Sandidge explained that according to conventional knowledge, the use of poison kills the insects that spiders usually eat, what in turn reduces their amount of food and leads them to starve
to death. But according to Sandidge, someone who is a doctoral student in ecology and evolutionary biology knows this is not the case.
After examining spiders in 71 houses in the city of Kansas and carrying out lab experiments, a conclusion was reached: the spider called Brown Recluse Spider, (Loxosceles reclusa, Araneae:
Loxascelidae) of the United Sates, feeds itself on dead insects. In fact- he said-, whenever possible, it prefers to eat dead insects to those who are alive.
“This is really amazing”, added Sandidge. “The brown recluse spider is supposed to be a predator and to feed itself on living insects”. The preference of the brown recluses for
dead insects explains why there are so many spiders of this kind in the corners of typical houses, said Sandidge.
Necrosis produced in the bite of a Loxosceles
In his three-year research, he found that houses have an average of 65 spiders of this type. The bite of a brown recluse can cause slight injuries that take long to heal and cause serious damages in the tissue.
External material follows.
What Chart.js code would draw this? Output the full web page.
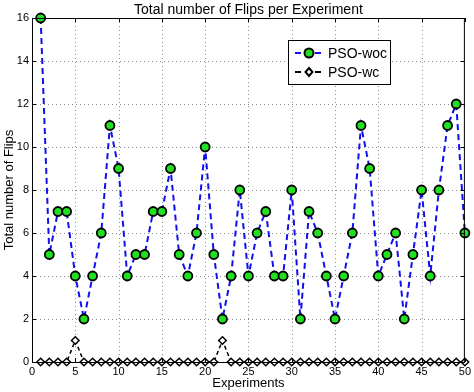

The bite of the recluse spider can go from slight to serious and sometimes, it can also be lethal.
If using poison in houses does not work, what does Sandidge recommend? The insecticide can kill a spider if it goes straight to it but, in general, spiders do not receive a mortal dose when they move along corners, as it usually happens with insects. In view of these facts, using sticky tramps is a helpful option. Sandidge offers some advice in both of his Internet sites: Recluse Community
Project and Problems with Brown Recluse Spider? The last one is a project that started in 2002 to help the owner of a house that needed to face a brown recluse spider.
Besides, Sandidge said that it is a good idea to shake covers and blankets before going to bed as well as shoes before putting them on, so as to make sure there are no spiders in there.